Filter the entries below, keeping only lines with the word "diagram".

(Collection entries)
****
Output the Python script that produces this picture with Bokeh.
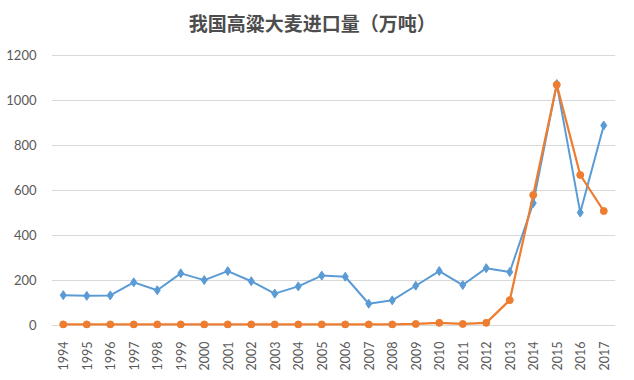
from bokeh.plotting import figure
from bokeh.models import FactorRange, Range1d, FixedTicker, ColumnDataSource, Label
from bokeh.embed import file_html
from bokeh.resources import INLINE

years = [str(y) for y in range(1994, 2018)]
sorghum = [133, 130, 132, 190, 155, 230, 200, 240, 195, 140, 172, 220,
           215, 95, 110, 175, 240, 178, 253, 236, 542, 1071, 500, 887]
barley = [3, 3, 3, 3, 3, 3, 3, 3, 3, 3, 3, 3,
          3, 3, 3, 5, 10, 5, 10, 111, 578, 1068, 667, 507]
y_ticks = [0, 200, 400, 600, 800, 1000, 1200]
title = "我国高粱大麦进口量（万吨）"

src = ColumnDataSource(dict(x=years, s=sorghum, b=barley))

p = figure(frame_width=564, frame_height=323, x_range=FactorRange(*years, range_padding=0),
           y_range=Range1d(-15, 1420), output_backend="svg", toolbar_location=None,
           min_border_left=51, min_border_right=3, min_border_top=5, min_border_bottom=36)
p.outline_line_color = None

p.line("x", "s", source=src, line_color="#5B9BD5", line_width=2)
p.scatter("x", "s", source=src, marker="diamond", size=9, fill_color="#5B9BD5", line_color="#5B9BD5")
p.line("x", "b", source=src, line_color="#ED7D31", line_width=2.25)
p.scatter("x", "b", source=src, marker="circle", size=7, fill_color="#ED7D31", line_color="#ED7D31")

p.add_layout(Label(x=11.1, y=1344, text=title, text_align="center", text_baseline="middle",
                   text_font="Noto Sans CJK SC", text_font_size="19px", text_font_style="bold",
                   text_color="#4d4d4d"))

p.yaxis.ticker = FixedTicker(ticks=y_ticks)
p.ygrid.ticker = FixedTicker(ticks=y_ticks)
p.ygrid.grid_line_color = "#D9D9D9"
p.xgrid.grid_line_color = None
p.yaxis.axis_line_color = None
p.yaxis.major_tick_line_color = None
p.yaxis.minor_tick_line_color = None
p.yaxis.major_label_text_font = "Lato"
p.yaxis.major_label_text_font_size = "13px"
p.yaxis.major_label_text_color = "#595959"
p.yaxis.major_label_standoff = 9

p.xaxis.axis_line_color = None
p.xaxis.major_tick_line_color = None
p.xaxis.minor_tick_line_color = None
p.xaxis.major_label_orientation = 1.5708
p.xaxis.major_label_text_font = "Lato"
p.xaxis.major_label_text_font_size = "12.5px"
p.xaxis.major_label_text_color = "#595959"
p.xaxis.major_label_standoff = 7

open("out.html", "w").write(file_html(p, INLINE))
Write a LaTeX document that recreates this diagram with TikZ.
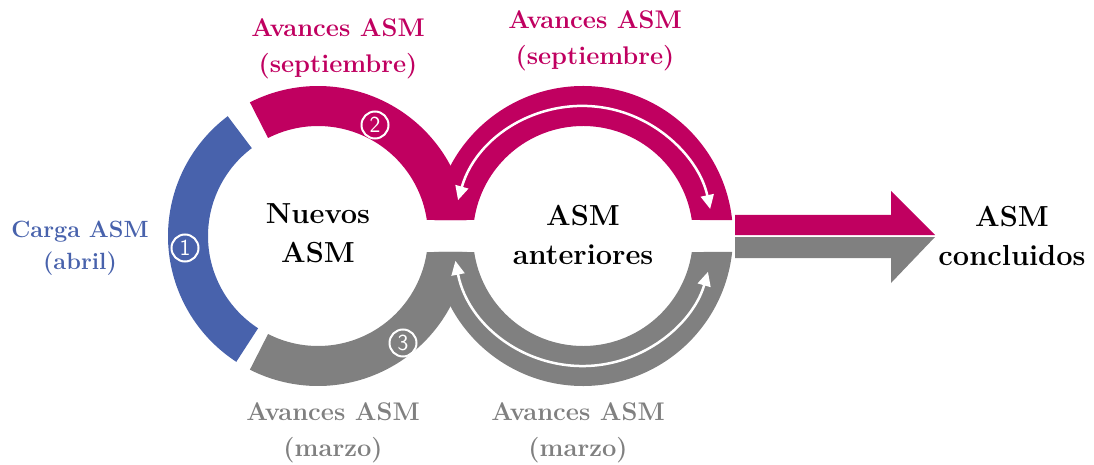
\documentclass[tikz,border=0pt]{standalone}
\usetikzlibrary{arrows.meta,calc}
\definecolor{mag}{RGB}{192,0,96}
\definecolor{blu}{RGB}{72,98,172}
\definecolor{gry}{RGB}{128,128,128}
\begin{document}
\begin{tikzpicture}[x=1pt,y=1pt,
  lbl/.style={font=\bfseries\fontsize{25.5}{36}\selectfont, align=center, inner sep=0pt},
  main/.style={font=\bfseries\fontsize{29}{39}\selectfont, align=center, inner sep=0pt},
  num/.style={circle, draw=white, line width=2pt, text=white, minimum size=27pt, inner sep=0pt, font=\sffamily\fontsize{23}{23}\selectfont},
  warrow/.style={white, line width=2.5pt, {Triangle[length=14pt,width=13pt]}-{Triangle[length=14pt,width=13pt]}}]
\useasboundingbox (0,0) rectangle (1094,464);
\coordinate (L) at (318,228);
\coordinate (R) at (583,228);
% blue
\fill[blu] ($(L)+(127:150)$) arc[start angle=127,end angle=237,radius=150]
  -- ($(L)+(237:110)$) arc[start angle=237,end angle=127,radius=110] -- cycle;
% magenta left
\fill[mag] ($(L)+(117:150)$) arc[start angle=117,end angle=6.123,radius=150]
  -- ($(L)+(8.365:110)$) arc[start angle=8.365,end angle=117,radius=110] -- cycle;
% magenta right
\fill[mag] ($(R)+(173.877:150)$) arc[start angle=173.877,end angle=6.123,radius=150]
  -- ($(R)+(8.365:110)$) arc[start angle=8.365,end angle=171.635,radius=110] -- cycle;
% gray left
\fill[gry] ($(L)+(-6.123:150)$) arc[start angle=-6.123,end angle=-117,radius=150]
  -- ($(L)+(-117:110)$) arc[start angle=-117,end angle=-8.365,radius=110] -- cycle;
% gray right
\fill[gry] ($(R)+(186.123:150)$) arc[start angle=186.123,end angle=353.877,radius=150]
  -- ($(R)+(351.635:110)$) arc[start angle=351.635,end angle=188.365,radius=110] -- cycle;
% white arrows
\draw[warrow] ($(R)+(164:130)$) arc[start angle=164,end angle=12,radius=130];
\draw[warrow] ($(R)+(191:130)$) arc[start angle=191,end angle=344,radius=130];
% big arrow
\fill[mag] (735,229) -- (735,249) -- (891,249) -- (891,273) -- (935,229) -- cycle;
\fill[gry] (735,227) -- (935,227) -- (891,181) -- (891,206) -- (735,206) -- cycle;
% numbers
\node[num] (n1) at (185,216) {1};
\node[num] (n2) at (375,339) {2};
\node[num] (n3) at (403,121) {3};
% labels
\node[main] (nuevos) at (318,231) {Nuevos\\ASM};
\node[main] (anter) at (583,229) {ASM\\anteriores};
\node[main] (concl) at (1012,228) {ASM\\concluidos};
\node[lbl, text=blu, font=\bfseries\fontsize{23.5}{32}\selectfont] (carga) at (80,216) {Carga ASM\\(abril)};
\node[lbl, text=mag] (sepL) at (338,415) {Avances ASM\\(septiembre)};
\node[lbl, text=mag] (sepR) at (595,423) {Avances ASM\\(septiembre)};
\node[lbl, text=gry] (marL) at (333,31) {Avances ASM\\(marzo)};
\node[lbl, text=gry] (marR) at (578,31) {Avances ASM\\(marzo)};
\end{tikzpicture}
\end{document}
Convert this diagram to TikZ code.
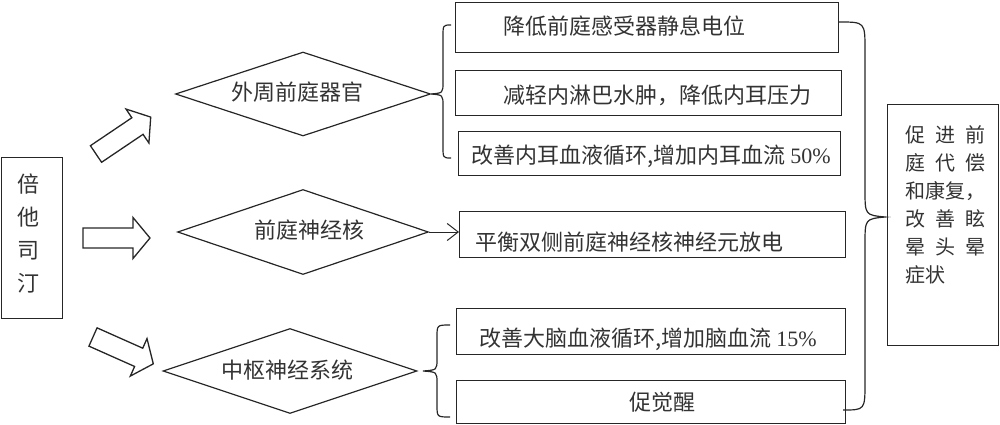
\documentclass[tikz,border=0pt]{standalone}
\usepackage{fontspec}
\setmainfont{Noto Sans CJK SC}
\newfontfamily\latser{Liberation Serif}
\usetikzlibrary{shapes.geometric,arrows.meta}
\definecolor{lc}{HTML}{262626}
\definecolor{tc}{HTML}{333333}
\newcommand\myfs{\fontsize{22}{26}\selectfont}
\newcommand\resfs{\fontsize{20}{28}\selectfont}
\begin{document}
\begin{tikzpicture}[x=1pt,y=-1pt,
  ln/.style={draw=lc, line width=1.2pt},
  box/.style={rectangle, draw=lc, line width=1.3pt, inner sep=0pt, anchor=north west},
  dia/.style={diamond, draw=lc, line width=1.2pt, aspect=3, inner sep=0pt},
  txt/.style={text=tc, font=\myfs, inner sep=0pt},
  barrow/.style={draw=lc, line width=1.3pt, line join=miter}]
\useasboundingbox (0,0) rectangle (1000,425);

% left drug box
\node[box, minimum width=61pt, minimum height=161pt] (drug) at (1,157) {};
\node[txt, align=center, font=\fontsize{22}{33}\selectfont] (drugt) at (28,233) {倍\\他\\司\\汀};

% block arrows
\begin{scope}[shift={(96,154)}, rotate=34]
  \draw[barrow] (0,10) -- (50,10) -- (50,20.5) -- (66,0) -- (50,-20.5) -- (50,-10) -- (0,-10) -- cycle;
\end{scope}
\begin{scope}[shift={(83,238)}]
  \draw[barrow] (0,10) -- (50,10) -- (50,20.5) -- (67,0) -- (50,-20.5) -- (50,-10) -- (0,-10) -- cycle;
\end{scope}
\begin{scope}[shift={(93,337)}, rotate=-24]
  \draw[barrow] (0,10) -- (50,10) -- (50,20.5) -- (66,0) -- (50,-20.5) -- (50,-10) -- (0,-10) -- cycle;
\end{scope}

% diamonds
\node[dia, minimum width=255pt, minimum height=84pt] (d1) at (303,94) {};
\node[txt] (d1t) at (297,92) {外周前庭器官};
\node[dia, minimum width=251pt, minimum height=85pt] (d2) at (303,232) {};
\node[txt] (d2t) at (309,230) {前庭神经核};
\node[dia, minimum width=254pt, minimum height=85pt] (d3) at (290,371) {};
\node[txt] (d3t) at (287,370) {中枢神经系统};

% effect boxes
\node[box, minimum width=383pt, minimum height=50pt] (b1) at (455,2) {};
\node[txt, anchor=west] (t1) at (503,26) {降低前庭感受器静息电位};
\node[box, minimum width=386pt, minimum height=45pt] (b2) at (455,70) {};
\node[txt, anchor=west] (t2) at (503,95) {减轻内淋巴水肿，降低内耳压力};
\node[box, minimum width=382pt, minimum height=44pt] (b3) at (458,131) {};
\node[txt] (t3) at (651,156) {改善内耳血液循环,增加内耳血流 {\latser 50\%}};
\node[box, minimum width=386pt, minimum height=46pt] (b4) at (459,211) {};
\node[txt, anchor=west] (t4) at (475,242) {平衡双侧前庭神经核神经元放电};
\node[box, minimum width=389pt, minimum height=46pt] (b5) at (456,308) {};
\node[txt] (t5) at (648,339) {改善大脑血液循环,增加脑血流 {\latser 15\%}};
\node[box, minimum width=389pt, minimum height=43pt] (b6) at (456,380) {};
\node[txt] (t6) at (662,402) {促觉醒};

% result box
\node[box, minimum width=111pt, minimum height=241pt] (res) at (887,104) {};
\node[txt, anchor=north west, text width=80pt, align=left, font=\resfs] (rest) at (905,125)
  {促\hfill 进\hfill 前\\庭\hfill 代\hfill 偿\\和康复，\\改\hfill 善\hfill 眩\\晕\hfill 头\hfill 晕\\症状};

% arrow d2 -> b4
\draw[ln, line width=1pt, -{Straight Barb[length=11pt,width=17pt,line width=1pt]}] (d2.east) -- (d2.east -| b4.west);

% braces
\draw[ln] (451,25) .. controls (443,25) .. (443,37) -- (443,82)
  .. controls (443,93) .. (431,94) .. controls (443,95) .. (443,106)
  -- (443,146) .. controls (443,158) .. (451,158);
\draw[ln] (450,325) .. controls (437,325) .. (437,337) -- (437,359)
  .. controls (437,370) .. (423,371) .. controls (437,372) .. (437,383)
  -- (437,405) .. controls (437,417) .. (450,417);
\draw[ln] (839,22) .. controls (865,22) .. (865,50) -- (865,190)
  .. controls (865,215) .. (885,217) .. controls (865,219) .. (865,244)
  -- (865,382) .. controls (865,410) .. (843,410);
\end{tikzpicture}
\end{document}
****
* CORRECT RESPONSE:
Write a LaTeX document that recreates this diagram with TikZ.
Convert this diagram to TikZ code.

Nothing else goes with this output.